Mills isn’t concerned that having already gained a berth in the Canadian championship as host will dull the competitive edge of his players.
“It doesn’t really change our approach to the tournament, given that it is the provincials. We won the junior provincials last year for the first time in a long time. Going into the tournament I don’t expect the boys to hold anything back. We’ll play it the same way we would if we had to qualify.
“It’s an honour to win the eliminations and be considered the best in the province.”
There’s also the practical element of having the better choice of players to add for the national championship the higher a team finishes—“it’s a better opportunity to improve the team”—but Mills says that’s secondary.
“It’s a real big pride thing for these guys,” he said. “Most of these guys have been the best in their age group for a long time. I don’t expect them to take a step back in their last year. They’re ready to go. They love to play and they love to compete so I don’t think there will be any problems there.
“We’ve been playing for a while now and the closer we get to the (tournament) the more focused they’ve been. Everybody’s putting themselves into their roles and they’re ready to go. It should be a good weekend.”
Shoeless Joe’s graduated Ty Sebastian—“probably the best player in the country last year,” Mills says—Jarrett Williams and pitchers Braden Scott and Brandon Sands.
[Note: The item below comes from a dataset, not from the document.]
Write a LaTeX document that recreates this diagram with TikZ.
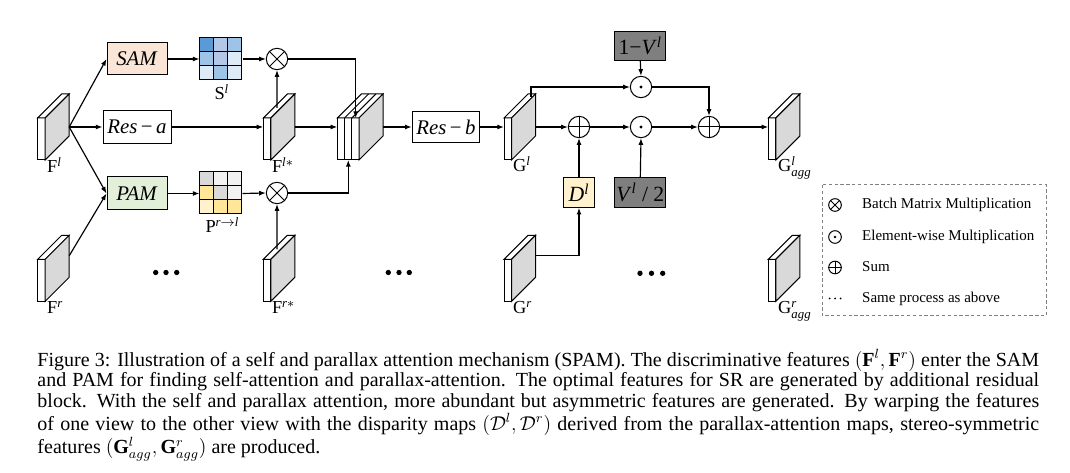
\documentclass[tikz,border=0pt]{standalone}
\usepackage{amsmath}
\usepackage{fontspec}
\setmainfont{Liberation Serif}
\usetikzlibrary{arrows.meta,calc}
\definecolor{blockgray}{HTML}{D9D9D9}
\definecolor{samfill}{HTML}{FBE5D6}
\definecolor{pamfill}{HTML}{E2F0D9}
\definecolor{dfill}{HTML}{FFF2CC}
\definecolor{vfill}{HTML}{7F7F7F}
\definecolor{bA}{HTML}{5B9BD5}
\definecolor{bB}{HTML}{B4C7E7}
\definecolor{bC}{HTML}{9DC3E6}
\definecolor{bD}{HTML}{DEEBF7}
\definecolor{yA}{HTML}{FFE699}
\definecolor{yB}{HTML}{FFF2CC}
\definecolor{gA}{HTML}{D9D9D9}
\definecolor{gB}{HTML}{F2F2F2}
\newcommand{\capl}[1]{\hbox to 601pt{#1}}
\newcommand{\cellgrid}[2]{%
  \foreach \cl [count=\k from 0] in {#2} {
    \pgfmathtruncatemacro{\rowi}{int(\k/3)}
    \pgfmathtruncatemacro{\coli}{mod(\k,3)}
    \draw[fill=\cl] ($(#1.north west)+(\coli*14,\rowi*14)$) rectangle ++(14,14);
  }}
\tikzset{
  fblock/.pic={
    \draw[fill=white] (0,0) rectangle (7.5,42);
    \draw[fill=white] (0,0)--(24,-24)--(31.5,-24)--(7.5,0)--cycle;
    \draw[fill=blockgray] (7.5,0)--(31.5,-24)--(31.5,18)--(7.5,42)--cycle;
    \coordinate (-in) at (0,9);
    \coordinate (-out) at (31.5,9);
    \coordinate (-up) at (13.7,-10);
    \coordinate (-upr) at (27,-21);
    \coordinate (-outr) at (31.5,-3.5);
  },
  cblock/.pic={
    \draw[fill=white] (0,0) rectangle (7.2,42);
    \draw[fill=white] (7.2,0) rectangle (14.5,42);
    \draw[fill=white] (14.5,0) rectangle (21.7,42);
    \draw[fill=white] (0,0)--(24,-24)--(45.7,-24)--(21.7,0)--cycle;
    \draw (7.2,0)--(31.2,-24) (14.5,0)--(38.5,-24);
    \draw[fill=blockgray] (21.7,0)--(45.7,-24)--(45.7,18)--(21.7,42)--cycle;
    \coordinate (-in) at (0,9);
    \coordinate (-out) at (45.7,9);
    \coordinate (-top) at (18.4,0);
    \coordinate (-bot) at (11,42);
  },
  boxs/.style={draw, line width=0.6pt, inner sep=0, font=\fontsize{12.5}{14}\selectfont},
  opc/.style={circle, draw, minimum size=12.8pt, inner sep=0, line width=0.6pt},
  otimesn/.style={opc, path picture={\draw (path picture bounding box.north west)--(path picture bounding box.south east) (path picture bounding box.north east)--(path picture bounding box.south west);}},
  oplusn/.style={opc, path picture={\draw (path picture bounding box.north)--(path picture bounding box.south) (path picture bounding box.east)--(path picture bounding box.west);}},
  odotn/.style={opc, path picture={\fill (path picture bounding box.center) circle[radius=1pt];}},
  lab/.style={anchor=base west, inner sep=0, font=\fontsize{11}{13}\selectfont},
  lt/.style={anchor=mid west, inner sep=0, font=\fontsize{9}{11}\selectfont},
  conn/.style={->, line width=0.7pt},
}
\begin{document}
\begin{tikzpicture}[x=0.6pt,y=-0.6pt, line width=0.6pt, >={Latex[length=4pt,width=3pt]}]
\useasboundingbox (0,0) rectangle (1070,473);
% feature blocks
\pic (Fl) at (37.7,118) {fblock};
\pic (Fr) at (37.7,259.3) {fblock};
\pic (Fls) at (263.3,118) {fblock};
\pic (Frs) at (263.3,259.3) {fblock};
\pic (C) at (337.3,118) {cblock};
\pic (Gl) at (504,118) {fblock};
\pic (Gr) at (504,259.3) {fblock};
\pic (Ga) at (768.3,118) {fblock};
\pic (Gra) at (768.3,259.3) {fblock};
% labels
\node[lab] (lFl) at (46.7,173) {F$^{\textit{l}}$};
\node[lab] (lFr) at (46.7,314) {F$^{\textit{r}}$};
\node[lab] (lFls) at (271.5,173) {F$^{\textit{l}*}$};
\node[lab] (lFrs) at (271.5,314) {F$^{\textit{r}*}$};
\node[lab] (lGl) at (512.7,172) {G$^{\textit{l}}$};
\node[lab] (lGr) at (512.7,314) {G$^{\textit{r}}$};
\node[lab] (lGa) at (777.7,172) {G$^{\textit{l}}_{\textit{agg}}$};
\node[lab] (lGra) at (777.7,314) {G$^{\textit{r}}_{\textit{agg}}$};
% boxes
\node[boxs, fill=samfill, minimum width=36pt, minimum height=19.2pt] (SAM) at (137,59) {\textit{SAM}};
\node[boxs, fill=white, minimum width=40.8pt, minimum height=19.6pt] (Resa) at (137,127) {\textit{Res}\,−\,\textit{a}};
\node[boxs, fill=pamfill, minimum width=36pt, minimum height=19.8pt] (PAM) at (137,193.5) {\textit{PAM}};
\node[boxs, fill=white, minimum width=40.6pt, minimum height=19pt] (Resb) at (446,127) {\textit{Res}\,−\,\textit{b}};
\node[boxs, fill=vfill, minimum width=30.4pt, minimum height=17.4pt, font=\fontsize{13}{15}\selectfont] (V1) at (640.3,46.2) {1−\textit{V}$^{\textit{l}}$};
\node[boxs, fill=dfill, minimum width=18.2pt, minimum height=17.8pt, font=\fontsize{13}{15}\selectfont] (Dl) at (579,192.5) {\textit{D}$^{\textit{l}}$};
\node[boxs, fill=vfill, minimum width=30.4pt, minimum height=17.8pt, font=\fontsize{13}{15}\selectfont] (V2) at (640.3,192.5) {\textit{V}$^{\textit{l}}$ / 2};
% matrices
\node[minimum width=25.2pt, minimum height=25.2pt, inner sep=0] (Sm) at (221,59) {};
\cellgrid{Sm}{bA,bB,bC,bC,bB,bD,bD,bC,bD}
\node[minimum width=25.2pt, minimum height=25.2pt, inner sep=0] (Pm) at (221,193.5) {};
\cellgrid{Pm}{gA,gB,gB,yA,gA,gB,yB,yA,yA}
\node[lab] (lSl) at (214,100) {S$^{\textit{l}}$};
\node[lab] (lPm) at (205,233) {P$^{\textit{r}\rightarrow\textit{l}}$};
% operators
\node[otimesn] (X1) at (277,59) {};
\node[otimesn] (X2) at (277,193) {};
\node[odotn] (D1) at (641,87) {};
\node[oplusn] (P1) at (579,127) {};
\node[odotn] (D2) at (641,127) {};
\node[oplusn] (P2) at (709,127) {};
% connectors
\draw[conn] (Fl-out) -- (SAM.west);
\draw[conn] (Fl-out) -- (Resa.west);
\draw[conn] (Fl-out) -- (PAM.west);
\draw[conn] (Fr-outr) -- (PAM.west);
\draw[conn] (SAM.east) -- (Sm.west);
\draw[conn] (Sm.east) -- (X1.west);
\draw[conn] (PAM.east) -- (Pm.west);
\draw[conn] (Pm.east) -- (X2.west);
\draw[conn] (Fls-up) -- (X1.south);
\draw[conn] (Frs-up) -- (X2.south);
\draw[conn] (Resa.east) -- (Fls-in);
\draw[conn] (Fls-out) -- (C-in);
\draw[conn] (X1.east) -| (C-top);
\draw[conn] (X2.east) -| (C-bot);
\draw[conn] (C-out) -- (Resb.west);
\draw[conn] (Resb.east) -- (Gl-in);
\draw[conn] (Gl-upr) |- (D1.west);
\draw[conn] (Gl-out) -- (P1.west);
\draw[conn] (P1.east) -- (D2.west);
\draw[conn] (D2.east) -- (P2.west);
\draw[conn] (D1.east) -| (P2.north);
\draw[conn] (P2.east) -- (Ga-in);
\draw[conn] (V1.south) -- (D1.north);
\draw[conn] (Dl.north) -- (P1.south);
\draw[conn] (V2.north) -- (D2.south);
\draw[conn] (Gr-outr) -| (Dl.south);
% dots
\foreach \dx in {155.7,166,176.7,388.3,399,409.3} \fill (\dx,272.5) circle[radius=1.6pt];
\foreach \dx in {640,651.5,662.7} \fill (\dx,273.3) circle[radius=1.6pt];
% legend
\draw[gray, dash pattern=on 2pt off 1.5pt, line width=0.6pt] (822,185) rectangle (1046,316);
\node[otimesn, minimum size=7.6pt] (LX) at (835,205) {};
\node[lt] (LXt) at (861.7,205) {Batch Matrix Multiplication};
\node[odotn, minimum size=7.6pt, path picture={\fill (path picture bounding box.center) circle[radius=0.8pt];}] (LD) at (835,237) {};
\node[lt] (LDt) at (861.7,237) {Element-wise Multiplication};
\node[oplusn, minimum size=7.6pt] (LP) at (835,267.5) {};
\node[lt] (LPt) at (861.7,267.5) {Sum};
\foreach \dx in {829.5,835,840.5} \fill (\dx,298.5) circle[radius=0.6pt];
\node[lt] (LSt) at (861.7,298.5) {Same process as above};
% caption
\node[anchor=north west, inner sep=0, font=\fontsize{12}{12.5}\selectfont] (cap) at (37,349) {\vbox{%
\capl{Figure 3: Illustration of a self and parallax attention mechanism (SPAM). The discriminative features $(\mathbf{F}^l, \mathbf{F}^r)$ enter the SAM}
\capl{and PAM for finding self-attention and parallax-attention. The optimal features for SR are generated by additional residual}
\capl{block. With the self and parallax attention, more abundant but asymmetric features are generated. By warping the features}
\capl{of one view to the other view with the disparity maps $(\mathcal{D}^l, \mathcal{D}^r)$ derived from the parallax-attention maps, stereo-symmetric}
\hbox{features $(\mathbf{G}^l_{agg}, \mathbf{G}^r_{agg})$ are produced.}}};
\end{tikzpicture}
\end{document}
Cole Bolton returns to anchor a pitching staff of four, consisting of two righthanders and two lefties. Among the latter, first-year junior Kyle Ainslie “is throwing really well this year; has made a big impact for us,” Mills said.
The regular Express will begin play in the true double-knockout tournament Friday night against the Saugeen A’s, with the winner advancing to face New Hamburg Saturday morning. Shoeless Joe’s will open Saturday morning at 10, against the winner of Friday’s game between Chatsworth, a team comprising players who went to the national midget championship a year ago, and Innerkip.
Games will be played all day Saturday, with the undefeated game at 8 o’clock Saturday night. The championship game is scheduled at 2 p.m. Sunday, to be followed with an if-necessary game at 4, if neither finalist has lost two games.